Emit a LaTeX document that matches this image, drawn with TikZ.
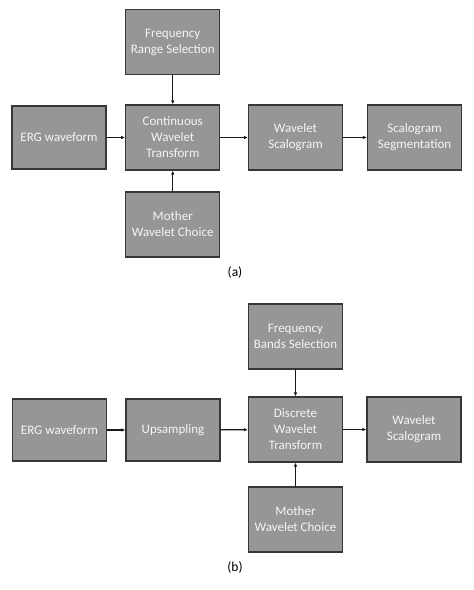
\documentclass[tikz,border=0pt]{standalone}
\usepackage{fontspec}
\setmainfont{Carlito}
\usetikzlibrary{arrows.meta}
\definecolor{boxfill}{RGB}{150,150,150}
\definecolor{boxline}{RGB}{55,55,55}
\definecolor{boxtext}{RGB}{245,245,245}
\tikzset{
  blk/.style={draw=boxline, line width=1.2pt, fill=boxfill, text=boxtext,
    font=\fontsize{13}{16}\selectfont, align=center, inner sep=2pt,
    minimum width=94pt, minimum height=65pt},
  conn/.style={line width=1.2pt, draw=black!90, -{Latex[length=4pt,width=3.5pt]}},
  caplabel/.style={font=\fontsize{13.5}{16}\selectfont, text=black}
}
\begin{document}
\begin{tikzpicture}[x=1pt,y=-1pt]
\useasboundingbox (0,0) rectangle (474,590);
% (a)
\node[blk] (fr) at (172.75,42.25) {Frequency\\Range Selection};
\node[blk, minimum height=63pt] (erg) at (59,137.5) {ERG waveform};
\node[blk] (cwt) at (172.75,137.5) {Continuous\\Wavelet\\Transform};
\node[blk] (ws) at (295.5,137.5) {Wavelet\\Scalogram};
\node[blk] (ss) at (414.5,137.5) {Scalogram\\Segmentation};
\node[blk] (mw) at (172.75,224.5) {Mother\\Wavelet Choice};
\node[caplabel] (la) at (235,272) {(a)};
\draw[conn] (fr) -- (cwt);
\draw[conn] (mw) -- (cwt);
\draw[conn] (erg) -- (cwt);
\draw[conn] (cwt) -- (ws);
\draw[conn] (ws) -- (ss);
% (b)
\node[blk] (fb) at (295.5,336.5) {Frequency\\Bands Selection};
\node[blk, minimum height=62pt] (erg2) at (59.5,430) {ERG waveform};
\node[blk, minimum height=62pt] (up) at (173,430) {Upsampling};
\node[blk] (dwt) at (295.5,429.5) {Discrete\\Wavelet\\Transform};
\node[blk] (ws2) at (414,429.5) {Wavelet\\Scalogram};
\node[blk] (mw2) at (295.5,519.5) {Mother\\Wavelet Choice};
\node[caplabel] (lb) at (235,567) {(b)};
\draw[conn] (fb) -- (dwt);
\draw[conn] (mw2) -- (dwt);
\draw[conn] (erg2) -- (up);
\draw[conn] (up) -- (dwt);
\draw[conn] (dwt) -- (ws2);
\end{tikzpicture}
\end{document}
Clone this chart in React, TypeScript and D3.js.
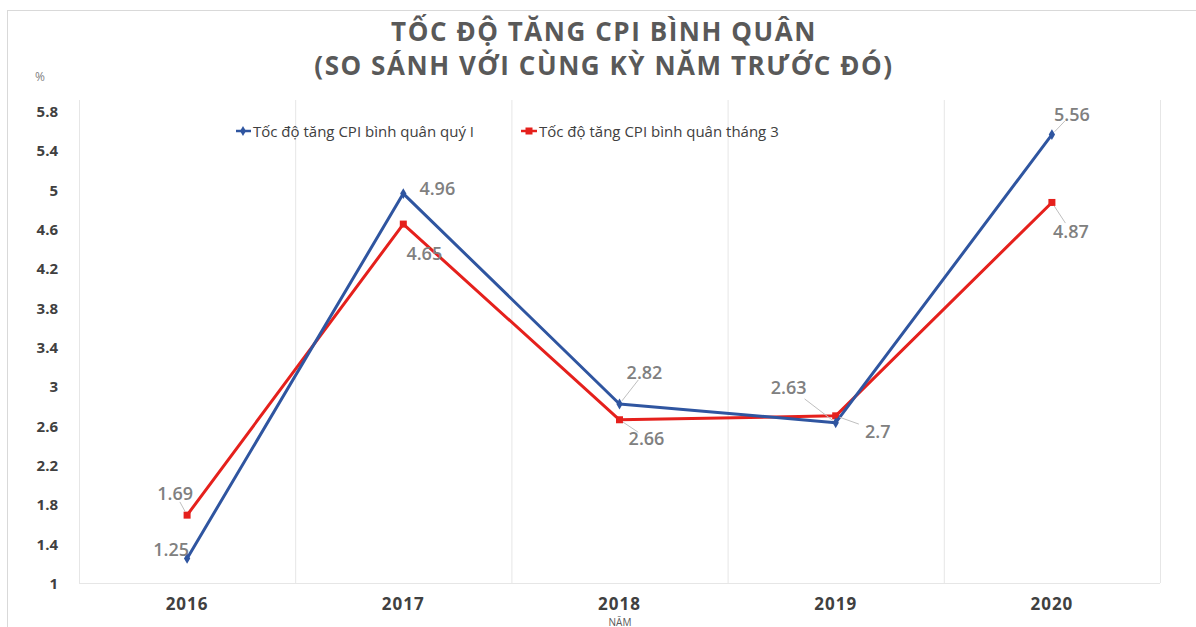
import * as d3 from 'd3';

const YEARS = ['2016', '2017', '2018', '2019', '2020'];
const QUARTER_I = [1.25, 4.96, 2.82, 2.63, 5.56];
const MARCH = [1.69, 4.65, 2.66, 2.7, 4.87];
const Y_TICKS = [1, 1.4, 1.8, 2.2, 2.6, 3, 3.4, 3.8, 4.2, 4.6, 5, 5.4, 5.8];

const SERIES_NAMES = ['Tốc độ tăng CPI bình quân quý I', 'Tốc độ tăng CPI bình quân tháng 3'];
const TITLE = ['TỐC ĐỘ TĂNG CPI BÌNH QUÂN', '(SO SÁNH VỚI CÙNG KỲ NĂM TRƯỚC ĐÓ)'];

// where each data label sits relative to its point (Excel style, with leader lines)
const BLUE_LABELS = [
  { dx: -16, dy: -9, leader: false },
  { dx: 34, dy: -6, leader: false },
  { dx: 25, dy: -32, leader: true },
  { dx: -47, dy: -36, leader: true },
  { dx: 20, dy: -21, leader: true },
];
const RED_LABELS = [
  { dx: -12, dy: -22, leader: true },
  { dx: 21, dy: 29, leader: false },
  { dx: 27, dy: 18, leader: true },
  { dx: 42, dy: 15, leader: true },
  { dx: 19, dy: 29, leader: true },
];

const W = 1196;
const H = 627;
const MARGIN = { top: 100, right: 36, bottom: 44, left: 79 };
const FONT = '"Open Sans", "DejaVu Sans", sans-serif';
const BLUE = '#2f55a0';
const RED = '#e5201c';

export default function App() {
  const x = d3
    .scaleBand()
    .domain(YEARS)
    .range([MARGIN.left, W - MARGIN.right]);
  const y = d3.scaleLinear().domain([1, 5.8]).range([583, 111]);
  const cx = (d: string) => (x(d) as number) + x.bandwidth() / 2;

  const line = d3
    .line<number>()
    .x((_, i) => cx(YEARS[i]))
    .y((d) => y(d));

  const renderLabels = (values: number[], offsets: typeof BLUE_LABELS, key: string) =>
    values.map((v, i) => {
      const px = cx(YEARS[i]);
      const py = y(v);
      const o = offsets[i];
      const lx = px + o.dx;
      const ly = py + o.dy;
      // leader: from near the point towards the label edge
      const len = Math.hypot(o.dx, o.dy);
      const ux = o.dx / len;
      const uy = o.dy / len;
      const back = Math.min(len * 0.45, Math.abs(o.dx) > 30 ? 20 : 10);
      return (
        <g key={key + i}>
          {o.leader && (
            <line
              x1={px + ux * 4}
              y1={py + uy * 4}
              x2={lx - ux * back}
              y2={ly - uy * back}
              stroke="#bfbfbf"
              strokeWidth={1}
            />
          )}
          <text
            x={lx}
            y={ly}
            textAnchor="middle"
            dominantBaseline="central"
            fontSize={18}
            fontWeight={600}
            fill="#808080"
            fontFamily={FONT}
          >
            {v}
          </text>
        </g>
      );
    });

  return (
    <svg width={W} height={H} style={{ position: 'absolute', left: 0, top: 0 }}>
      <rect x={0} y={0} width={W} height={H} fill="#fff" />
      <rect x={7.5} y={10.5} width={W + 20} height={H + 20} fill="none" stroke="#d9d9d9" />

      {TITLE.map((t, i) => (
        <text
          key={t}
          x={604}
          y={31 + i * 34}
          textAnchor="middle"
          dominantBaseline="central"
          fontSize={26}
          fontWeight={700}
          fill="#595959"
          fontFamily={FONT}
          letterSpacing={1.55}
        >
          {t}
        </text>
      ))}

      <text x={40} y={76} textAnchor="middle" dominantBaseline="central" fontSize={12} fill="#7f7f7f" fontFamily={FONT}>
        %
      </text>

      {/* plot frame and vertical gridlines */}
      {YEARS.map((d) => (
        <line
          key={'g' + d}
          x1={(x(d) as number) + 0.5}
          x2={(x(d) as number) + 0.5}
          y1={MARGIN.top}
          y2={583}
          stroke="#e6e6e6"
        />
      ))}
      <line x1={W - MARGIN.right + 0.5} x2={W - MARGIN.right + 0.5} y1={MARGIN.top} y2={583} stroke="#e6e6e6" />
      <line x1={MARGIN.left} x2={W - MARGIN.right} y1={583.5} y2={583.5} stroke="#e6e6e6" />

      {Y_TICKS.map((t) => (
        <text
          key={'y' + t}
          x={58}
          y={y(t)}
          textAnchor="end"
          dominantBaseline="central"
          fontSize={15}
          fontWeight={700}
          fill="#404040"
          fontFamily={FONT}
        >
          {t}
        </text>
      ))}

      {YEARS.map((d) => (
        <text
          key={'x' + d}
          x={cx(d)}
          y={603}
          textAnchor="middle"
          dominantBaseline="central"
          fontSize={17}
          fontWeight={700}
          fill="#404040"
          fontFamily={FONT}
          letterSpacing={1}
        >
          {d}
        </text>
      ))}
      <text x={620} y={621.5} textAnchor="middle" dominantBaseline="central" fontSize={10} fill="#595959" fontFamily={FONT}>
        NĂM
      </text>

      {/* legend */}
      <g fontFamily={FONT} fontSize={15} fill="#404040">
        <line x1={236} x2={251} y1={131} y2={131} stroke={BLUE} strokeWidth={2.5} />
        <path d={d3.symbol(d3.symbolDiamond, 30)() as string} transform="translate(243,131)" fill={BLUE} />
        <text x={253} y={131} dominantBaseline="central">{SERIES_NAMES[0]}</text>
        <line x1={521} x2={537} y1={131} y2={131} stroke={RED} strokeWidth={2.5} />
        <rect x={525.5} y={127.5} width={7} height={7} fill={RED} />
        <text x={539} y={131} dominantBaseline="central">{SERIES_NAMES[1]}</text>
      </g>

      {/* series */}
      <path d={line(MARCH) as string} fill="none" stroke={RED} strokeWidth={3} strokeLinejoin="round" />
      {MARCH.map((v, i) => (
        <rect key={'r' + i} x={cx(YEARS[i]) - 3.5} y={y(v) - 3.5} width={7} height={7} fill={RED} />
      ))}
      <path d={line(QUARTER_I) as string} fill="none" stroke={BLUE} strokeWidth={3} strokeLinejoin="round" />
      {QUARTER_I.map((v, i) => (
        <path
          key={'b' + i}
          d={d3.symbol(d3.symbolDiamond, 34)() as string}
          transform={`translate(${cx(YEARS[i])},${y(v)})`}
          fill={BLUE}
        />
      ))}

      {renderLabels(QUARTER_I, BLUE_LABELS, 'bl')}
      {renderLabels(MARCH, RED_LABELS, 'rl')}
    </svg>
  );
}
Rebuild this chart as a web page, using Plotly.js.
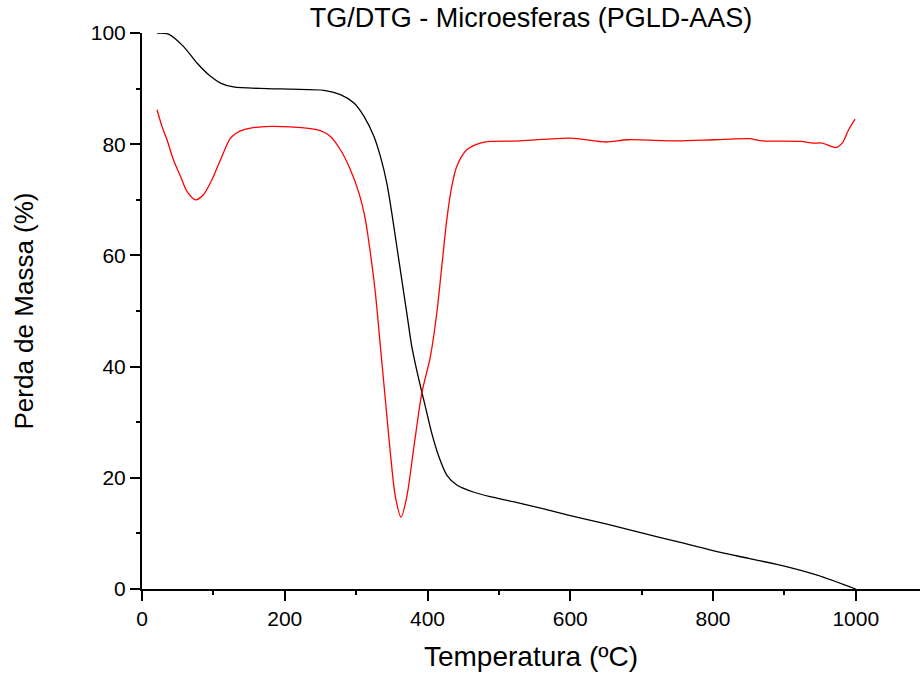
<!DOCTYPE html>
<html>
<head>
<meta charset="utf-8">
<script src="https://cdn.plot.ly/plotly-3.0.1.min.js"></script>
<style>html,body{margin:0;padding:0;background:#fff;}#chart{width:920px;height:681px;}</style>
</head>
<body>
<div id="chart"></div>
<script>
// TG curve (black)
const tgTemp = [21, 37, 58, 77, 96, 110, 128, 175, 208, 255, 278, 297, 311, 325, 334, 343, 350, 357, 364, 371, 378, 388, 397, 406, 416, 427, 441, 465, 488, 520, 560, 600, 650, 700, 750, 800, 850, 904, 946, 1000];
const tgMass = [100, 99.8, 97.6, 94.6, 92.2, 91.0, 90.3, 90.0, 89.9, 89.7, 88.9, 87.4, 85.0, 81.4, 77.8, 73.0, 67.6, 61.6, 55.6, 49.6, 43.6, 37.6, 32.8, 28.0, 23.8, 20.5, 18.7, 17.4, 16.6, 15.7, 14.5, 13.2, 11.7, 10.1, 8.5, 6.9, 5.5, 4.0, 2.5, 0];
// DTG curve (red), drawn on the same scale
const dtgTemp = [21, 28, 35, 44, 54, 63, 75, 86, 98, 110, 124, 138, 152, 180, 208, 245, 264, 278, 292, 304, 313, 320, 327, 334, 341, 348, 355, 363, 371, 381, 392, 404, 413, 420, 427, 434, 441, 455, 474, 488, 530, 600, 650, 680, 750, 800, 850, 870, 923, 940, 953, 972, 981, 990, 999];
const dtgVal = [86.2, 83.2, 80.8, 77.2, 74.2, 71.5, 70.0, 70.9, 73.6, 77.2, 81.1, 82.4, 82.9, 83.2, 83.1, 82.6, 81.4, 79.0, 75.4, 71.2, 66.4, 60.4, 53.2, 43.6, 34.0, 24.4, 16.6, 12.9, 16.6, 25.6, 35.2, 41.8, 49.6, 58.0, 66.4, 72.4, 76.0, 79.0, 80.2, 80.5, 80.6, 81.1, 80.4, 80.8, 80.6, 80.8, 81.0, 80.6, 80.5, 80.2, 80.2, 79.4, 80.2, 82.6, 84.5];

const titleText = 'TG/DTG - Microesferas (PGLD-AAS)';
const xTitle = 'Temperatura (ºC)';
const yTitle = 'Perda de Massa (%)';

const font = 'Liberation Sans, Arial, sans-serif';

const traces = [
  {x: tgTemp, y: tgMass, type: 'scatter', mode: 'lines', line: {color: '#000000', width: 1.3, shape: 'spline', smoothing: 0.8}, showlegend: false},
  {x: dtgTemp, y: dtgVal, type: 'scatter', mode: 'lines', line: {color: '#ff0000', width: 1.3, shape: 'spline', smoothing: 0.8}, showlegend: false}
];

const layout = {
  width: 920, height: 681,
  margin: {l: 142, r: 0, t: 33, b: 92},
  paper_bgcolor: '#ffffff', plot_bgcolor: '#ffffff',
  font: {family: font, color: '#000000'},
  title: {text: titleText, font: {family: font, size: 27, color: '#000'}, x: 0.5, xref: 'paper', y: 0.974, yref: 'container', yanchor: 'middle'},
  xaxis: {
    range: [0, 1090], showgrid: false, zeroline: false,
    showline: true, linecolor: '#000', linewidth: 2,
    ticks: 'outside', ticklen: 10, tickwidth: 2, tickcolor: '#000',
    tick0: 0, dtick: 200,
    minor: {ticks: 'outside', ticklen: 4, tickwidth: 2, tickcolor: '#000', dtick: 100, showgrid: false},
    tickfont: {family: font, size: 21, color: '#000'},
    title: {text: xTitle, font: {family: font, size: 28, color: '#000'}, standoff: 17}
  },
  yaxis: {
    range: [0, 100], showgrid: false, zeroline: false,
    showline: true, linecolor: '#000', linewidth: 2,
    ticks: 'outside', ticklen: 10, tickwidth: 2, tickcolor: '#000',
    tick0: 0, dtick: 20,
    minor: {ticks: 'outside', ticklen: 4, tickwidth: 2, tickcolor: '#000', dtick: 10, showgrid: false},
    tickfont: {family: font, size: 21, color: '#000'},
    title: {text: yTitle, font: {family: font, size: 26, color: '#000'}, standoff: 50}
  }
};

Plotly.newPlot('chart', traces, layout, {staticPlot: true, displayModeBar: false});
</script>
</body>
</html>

•••••

Transcribe only the lines above that start at the line containing "Clone this chart" and end at the line containing "const TITLE = ['TỐC". Omit pictures.

Clone this chart in React, TypeScript and D3.js.
import * as d3 from 'd3';

const YEARS = ['2016', '2017', '2018', '2019', '2020'];
const QUARTER_I = [1.25, 4.96, 2.82, 2.63, 5.56];
const MARCH = [1.69, 4.65, 2.66, 2.7, 4.87];
const Y_TICKS = [1, 1.4, 1.8, 2.2, 2.6, 3, 3.4, 3.8, 4.2, 4.6, 5, 5.4, 5.8];

const SERIES_NAMES = ['Tốc độ tăng CPI bình quân quý I', 'Tốc độ tăng CPI bình quân tháng 3'];
const TITLE = ['TỐC ĐỘ TĂNG CPI BÌNH QUÂN', '(SO SÁNH VỚI CÙNG KỲ NĂM TRƯỚC ĐÓ)'];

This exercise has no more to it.